If we can do these things, we can create the environment
where I-thou moments and relationships happen.
First we must choose to want them.
Then we must allow ourselves to become aware of the possibility, and then we have to have the courage to enter them when the possibility exists.

What are you cultivating.
Let us find the courage to see each other, and to love each other.
It is the only hope for us individually, as a congregation and as a planet. May it be so.

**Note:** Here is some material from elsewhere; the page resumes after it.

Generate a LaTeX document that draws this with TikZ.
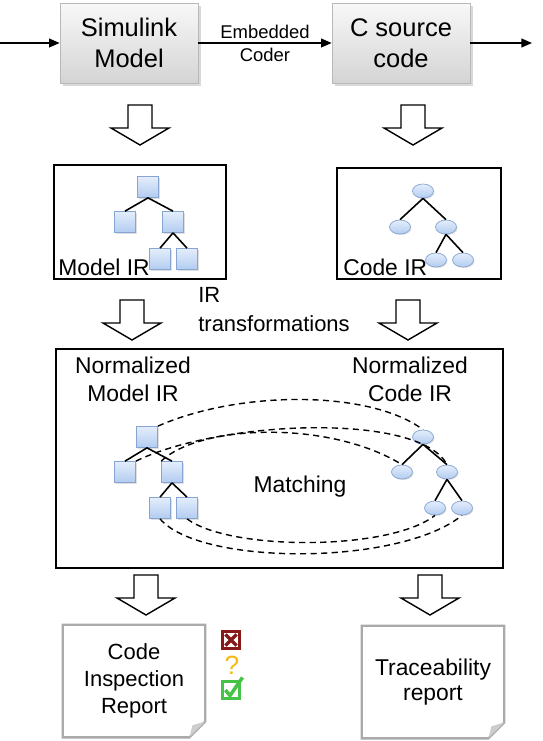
\documentclass[tikz,border=0pt]{standalone}
\usepackage{fontspec}
\setmainfont{Liberation Sans}
\usetikzlibrary{
  arrows.meta,
  backgrounds,
  calc,
  positioning,
  shadows,
  shapes.geometric
}
\definecolor{boxtop}{RGB}{248,248,248}
\definecolor{boxbot}{RGB}{212,212,212}
\definecolor{boxedge}{RGB}{185,185,185}
\definecolor{irtop}{RGB}{228,238,252}
\definecolor{irbot}{RGB}{178,204,240}
\definecolor{iredge}{RGB}{135,165,210}
\definecolor{docedge}{RGB}{170,170,170}
\definecolor{foldgray}{RGB}{205,205,205}
\definecolor{crossred}{RGB}{135,25,25}
\definecolor{qyellow}{RGB}{245,185,20}
\definecolor{checkgreen}{RGB}{70,195,70}
\tikzset{
  % Kulrang manba bloklari
  srcbox/.style  = {draw=boxedge, top color=boxtop, bottom color=boxbot,
                    minimum width=138*0.02cm, minimum height=80*0.02cm,
                    align=center, font=\fontsize{14.5}{17.5}\selectfont,
                    drop shadow={shadow xshift=1.5pt, shadow yshift=-1.5pt, opacity=0.3}},
  % O'q chiziqlari
  flow/.style    = {-{Triangle[length=6pt,width=5pt]}, line width=0.8pt},
  flowlab/.style = {font=\fontsize{10.5}{13}\selectfont, align=center},
  % IR daraxt tugunlari
  irsq/.style    = {draw=iredge, top color=irtop, bottom color=irbot,
                    minimum size=21*0.02cm, inner sep=0pt,
                    drop shadow={shadow xshift=0.6pt, shadow yshift=-0.6pt, opacity=0.25}},
  irel/.style    = {ellipse, draw=iredge, top color=irtop, bottom color=irbot,
                    minimum width=21*0.02cm, minimum height=14*0.02cm, inner sep=0pt,
                    drop shadow={shadow xshift=0.6pt, shadow yshift=-0.6pt, opacity=0.25}},
  treeedge/.style= {line width=0.9pt},
  match/.style   = {dash pattern=on 3.5pt off 2.5pt, line width=0.8pt},
  % Ramkalar va etiketlar
  frame/.style   = {line width=0.9pt},
  lab/.style     = {font=\fontsize{13}{16}\selectfont, inner sep=0pt},
  normlab/.style = {font=\fontsize{13}{16}\selectfont, align=center},
  % Hisobot varaqlari
  docnode/.style = {minimum width=142*0.02cm, minimum height=112*0.02cm,
                    align=center, inner sep=0pt},
  docline/.style = {draw=docedge, line width=1.3pt, fill=white},
  % Bo'sh o'qlar
  hollowarr/.pic = {\draw[line width=0.8pt, fill=white]
                      (-12,0) -- (12,0) -- (12,23) -- (29,23) -- (0,40)
                      -- (-29,23) -- (-12,23) -- cycle;},
}

\begin{document}
\begin{tikzpicture}[x=0.02cm, y=-0.02cm]
  \useasboundingbox (0,0) rectangle (543,741);
  % Yuqori qator
  \coordinate (inL) at (0,43);
  \coordinate (outR) at (532,43);
  \node[srcbox] (sim) at (129,43) {Simulink\\Model};
  \node[srcbox] (csrc) at (401,43) {C source\\code};
  \draw[flow] (inL) -- (sim);
  \draw[flow] (sim) -- node[flowlab] (coder) {Embedded\\Coder} (csrc);
  \draw[flow] (csrc) -- (outR);
  % Bo'sh o'qlar
  \pic at (140,105) {hollowarr};
  \pic at (413,105) {hollowarr};
  \pic at (132,300) {hollowarr};
  \pic at (408,300) {hollowarr};
  \pic at (146,575) {hollowarr};
  \pic at (430,575) {hollowarr};
  % IR ramkalari
  \draw[frame] (54,165) rectangle (226,279);
  \draw[frame] (337,168) rectangle (501,279);
  \node[lab, anchor=base west] (mirlab) at (58,275) {Model IR};
  \node[lab, anchor=base west] (cirlab) at (343,275) {Code IR};
  % Model IR daraxti
  \node[irsq] (m1) at (148,187) {};
  \node[irsq] (m2) at (125,222) {};
  \node[irsq] (m3) at (173,222) {};
  \node[irsq] (m4) at (160,259) {};
  \node[irsq] (m5) at (187,259) {};
  \draw[treeedge] (m1.south) -- (m2.north) (m1.south) -- (m3.north)
                  (m3.south) -- (m4.north) (m3.south) -- (m5.north);
  % Code IR daraxti
  \node[irel] (c1) at (423,191) {};
  \node[irel] (c2) at (400,227) {};
  \node[irel] (c3) at (446,227) {};
  \node[irel] (c4) at (436,260) {};
  \node[irel] (c5) at (463,260) {};
  \draw[treeedge] (c1.south) -- (c2.north) (c1.south) -- (c3.north)
                  (c3.south) -- (c4.north) (c3.south) -- (c5.north);
  % IR o'zgartirishlar
  \node[font=\fontsize{12.5}{16.5}\selectfont, align=left, anchor=north west, inner sep=0pt]
    (irtr) at (198,287) {IR\\transformations};
  % Moslashtirish ramkasi
  \draw[frame, line width=1.1pt] (56,349) rectangle (503,568);
  \node[normlab] (nmlab) at (133,379) {Normalized\\Model IR};
  \node[normlab] (nclab) at (410,379) {Normalized\\Code IR};
  \node[font=\fontsize{13}{15}\selectfont] (matchlab) at (300,487) {Matching};
  \node[irsq] (n1) at (147,437) {};
  \node[irsq] (n2) at (125,472) {};
  \node[irsq] (n3) at (172,472) {};
  \node[irsq] (n4) at (160,508) {};
  \node[irsq] (n5) at (187,508) {};
  \draw[treeedge] (n1.south) -- (n2.north) (n1.south) -- (n3.north)
                  (n3.south) -- (n4.north) (n3.south) -- (n5.north);
  \node[irel] (e1) at (423,437) {};
  \node[irel] (e2) at (402,472) {};
  \node[irel] (e3) at (447,472) {};
  \node[irel] (e4) at (435,508) {};
  \node[irel] (e5) at (462,508) {};
  \draw[treeedge] (e1.south) -- (e2.north) (e1.south) -- (e3.north)
                  (e3.south) -- (e4.north) (e3.south) -- (e5.north);
  % Moslik chiziqlari
  \draw[match] (n1.north east) .. controls (240,390) and (370,390) .. (e1.north);
  \draw[match] (n2.north east) .. controls (220,420) and (420,412) .. (e3.north);
  \draw[match] (n3.north west) .. controls (200,424) and (330,420) .. (e2.north);
  \draw[match] (n4.south) .. controls (200,566) and (400,566) .. (e5.south);
  \draw[match] (n5.south) .. controls (230,551) and (390,551) .. (e4.south);
  % Hisobotlar
  \node[docnode, font=\fontsize{12.5}{15.3}\selectfont] (insp) at (134,681) {Code\\Inspection\\Report};
  \node[docnode, font=\fontsize{13}{14.5}\selectfont] (trace) at (433,682) {Traceability\\report};
  \begin{scope}[on background layer]
    \foreach \d in {insp,trace}{
      \draw[docline] (\d.north west) -- (\d.north east) -- ($(\d.south east)+(0,-16)$)
        -- ($(\d.south east)+(-16,0)$) -- (\d.south west) -- cycle;
      \fill[foldgray] ($(\d.south east)+(0,-16)$) -- ($(\d.south east)+(-16,0)$)
        -- ($(\d.south east)+(-13,-12)$) -- cycle;
    }
  \end{scope}
  % Belgilar
  \node[draw=crossred, line width=1.2pt, minimum size=17*0.02cm, inner sep=0pt] (xbox) at (231,640) {};
  \draw[crossred, line width=2pt] ($(xbox.north west)+(4,4)$) -- ($(xbox.south east)+(-4,-4)$)
                                 ($(xbox.north east)+(-4,4)$) -- ($(xbox.south west)+(4,-4)$);
  \node[text=qyellow, font=\fontsize{15}{15}\selectfont, inner sep=0pt] (qmark) at (232,665) {?};
  \node[draw=checkgreen, line width=1.2pt, minimum size=17*0.02cm, inner sep=0pt] (cbox) at (231,690) {};
  \draw[checkgreen, line width=2pt] ($(cbox.west)+(4,0)$) -- ($(cbox.south)+(-1,-4)$)
                                    -- ($(cbox.north east)+(2,-3)$);
\end{tikzpicture}
\end{document}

Closing Words – Excerpt from “Emergent Strategies” Adrienne Marie Brown

"When we are engaged in acts of love,
we humans are at our best and most resilient.
The love in romance that makes us want to be better people,
the love of children that makes us change our whole lives to meet their needs,
the love of family that makes us drop everything to take care of them,
the love of community that makes us work tirelessly with broken hearts…
If love were the central practice of a new generation of…leaders,
it would have a massive impact…
If the goal was to increase the love,
rather than winning or dominating a constant opponent,
I think we could actually imagine liberation from constant oppression.
We would suddenly be seeing everything we do,
everyone we meet,
not through the tactical eyes of war, but through eyes of love.
We would see that there’s no such thing as a blank canvas,
an empty land or a new idea —
but everywhere there is
complex, ancient, fertile ground full of potential…
We would understand
that the strength of our movement is in the strength of our relationships,
which could only be measured by their depth.”